Why yes I am. To illustrate how even simple tasks are adding to decision fatigue.

For years I’ve been a “just in time” food shopper – only buying what we are going to need this week, and use up what we have.
But now, with the possibility that at any moment we may need to go into quarantine for two weeks, I can’t shop that way anymore.
Solution seems simple right? Just shop differently.

And it is simple. But there are about a hundred decisions in the weekly shop – and I automated them all years ago.

And we all do this: automate.

We move our decision making from the pre-frontal cortex (very heavy energy consumption) to the basal ganglia (very low energy consumption, responsible for procedural and habit learning, among other things).

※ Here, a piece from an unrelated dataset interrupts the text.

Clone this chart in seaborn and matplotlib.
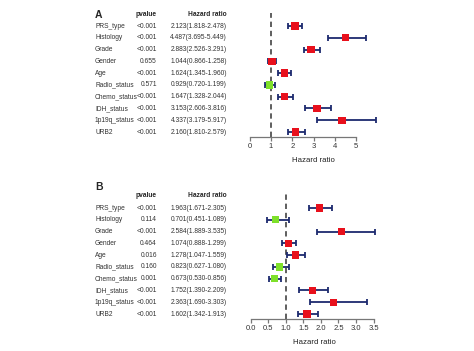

And the pre-frontal cortex? aka executive functions? we don’t actually use them that much (relatively speaking). We use it when we want to figure things out, get creative, look at the options, find new ways to do things, deal with new problems.

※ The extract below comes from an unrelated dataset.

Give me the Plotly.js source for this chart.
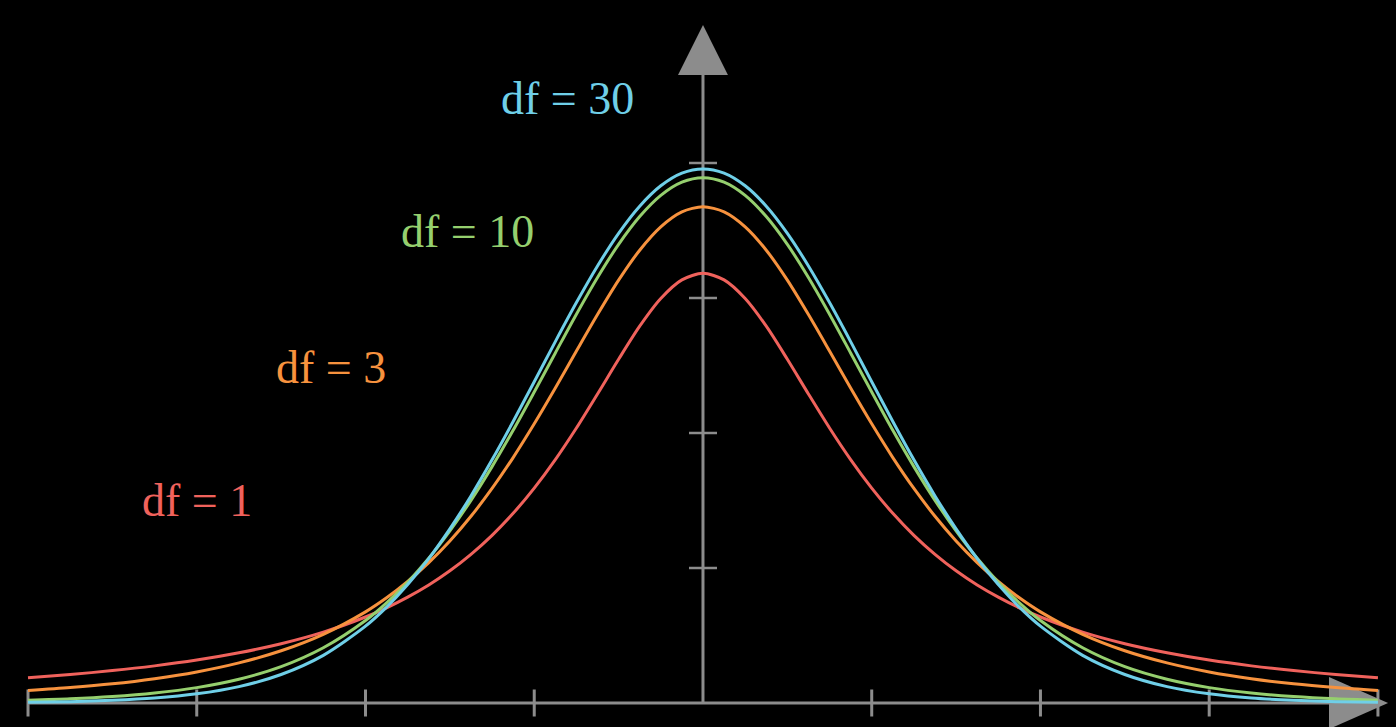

Sounds like we would be using this part of our brain all the time, right?
Yeah, no.

The more experience we build up, the more expert we become in something, the more we automate and move this type of thinking to our procedural/habit centre of the brain. It’s why my first driving lesson was exhausting and required so much concentration (and was probably terrifying for the instructor) but now I do it as a routine.

So that weekly shop, that I automated years ago, that required very little thinking, all of a sudden required energy consuming thinking. And while I have developed a new routine, it is still less established than the old. The new neural pathway is developing, but the old one is much more established.

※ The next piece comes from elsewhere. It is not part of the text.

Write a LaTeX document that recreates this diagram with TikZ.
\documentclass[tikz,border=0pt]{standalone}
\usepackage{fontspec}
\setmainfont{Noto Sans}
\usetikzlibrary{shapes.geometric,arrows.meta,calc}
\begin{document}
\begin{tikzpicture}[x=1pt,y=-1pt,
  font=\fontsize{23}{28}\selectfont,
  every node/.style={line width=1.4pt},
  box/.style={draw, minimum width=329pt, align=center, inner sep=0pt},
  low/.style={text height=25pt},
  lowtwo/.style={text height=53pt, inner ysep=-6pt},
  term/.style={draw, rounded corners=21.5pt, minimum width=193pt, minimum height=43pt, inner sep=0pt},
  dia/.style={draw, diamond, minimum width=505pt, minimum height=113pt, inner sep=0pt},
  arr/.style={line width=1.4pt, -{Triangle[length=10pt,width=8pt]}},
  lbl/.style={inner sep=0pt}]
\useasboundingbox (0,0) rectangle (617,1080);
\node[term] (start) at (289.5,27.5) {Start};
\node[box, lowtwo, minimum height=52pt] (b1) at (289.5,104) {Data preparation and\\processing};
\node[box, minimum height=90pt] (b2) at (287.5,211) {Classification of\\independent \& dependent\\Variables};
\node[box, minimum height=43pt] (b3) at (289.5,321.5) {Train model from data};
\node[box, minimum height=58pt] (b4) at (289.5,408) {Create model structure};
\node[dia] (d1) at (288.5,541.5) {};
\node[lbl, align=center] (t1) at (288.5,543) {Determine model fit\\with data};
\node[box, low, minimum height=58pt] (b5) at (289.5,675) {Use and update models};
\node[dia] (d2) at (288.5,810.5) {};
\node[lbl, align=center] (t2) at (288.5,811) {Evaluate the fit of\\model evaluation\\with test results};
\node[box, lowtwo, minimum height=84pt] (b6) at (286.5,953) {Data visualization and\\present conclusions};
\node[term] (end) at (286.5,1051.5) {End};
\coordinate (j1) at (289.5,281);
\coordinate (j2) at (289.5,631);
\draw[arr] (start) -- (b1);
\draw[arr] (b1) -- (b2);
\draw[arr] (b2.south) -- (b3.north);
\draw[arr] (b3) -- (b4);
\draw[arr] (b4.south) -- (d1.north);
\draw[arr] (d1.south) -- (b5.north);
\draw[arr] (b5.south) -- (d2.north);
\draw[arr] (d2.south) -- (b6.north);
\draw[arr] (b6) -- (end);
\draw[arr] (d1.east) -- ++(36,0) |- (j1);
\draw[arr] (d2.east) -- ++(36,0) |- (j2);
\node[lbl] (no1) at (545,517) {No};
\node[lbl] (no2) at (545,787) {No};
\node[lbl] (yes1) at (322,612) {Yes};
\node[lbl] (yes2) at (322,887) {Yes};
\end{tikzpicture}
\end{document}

And that’s just the shopping.

So many aspects of our lives require thinking about it again.
And then we add on the work responsibilities… So, of course, we are exhausted.

What’s this got to do with coaching tips?

This is my coaching tip: take a time out.

A real do nothing, really do nothing, time out for at least 30 mins.
No talking, no reading, no watching tv, no music. Nothing in your hands, Don’t walk anywhere. Literally sit and do nothing.

You’ll get fidgety. You’ll want to talk, reach for something, do something. And the sooner you want to do that, the longer a timeout you actually need.

How do I make this work?

Find yourself a nice spot, make sure it’s comfy – this isn’t a punishment after all. Make sure those around you know not to disturb you.
Then, just sit.

When your mind wanders these are some things that you can shift your attention to

  • how it feels to sit on that chair/bed/stool
  • feel your your toes
  • notice the temperature of your breath as you breathe in and as you breathe out
  • notice the sun/wind on your face
  • hear the sound that is furthest away from you

Basically, shift your attention to any physical sensation you have. You don’t need to do anything with this information (judge it, act on it etc), just notice it.

Give your brain a break. It needs it. It’s got decision fatigue.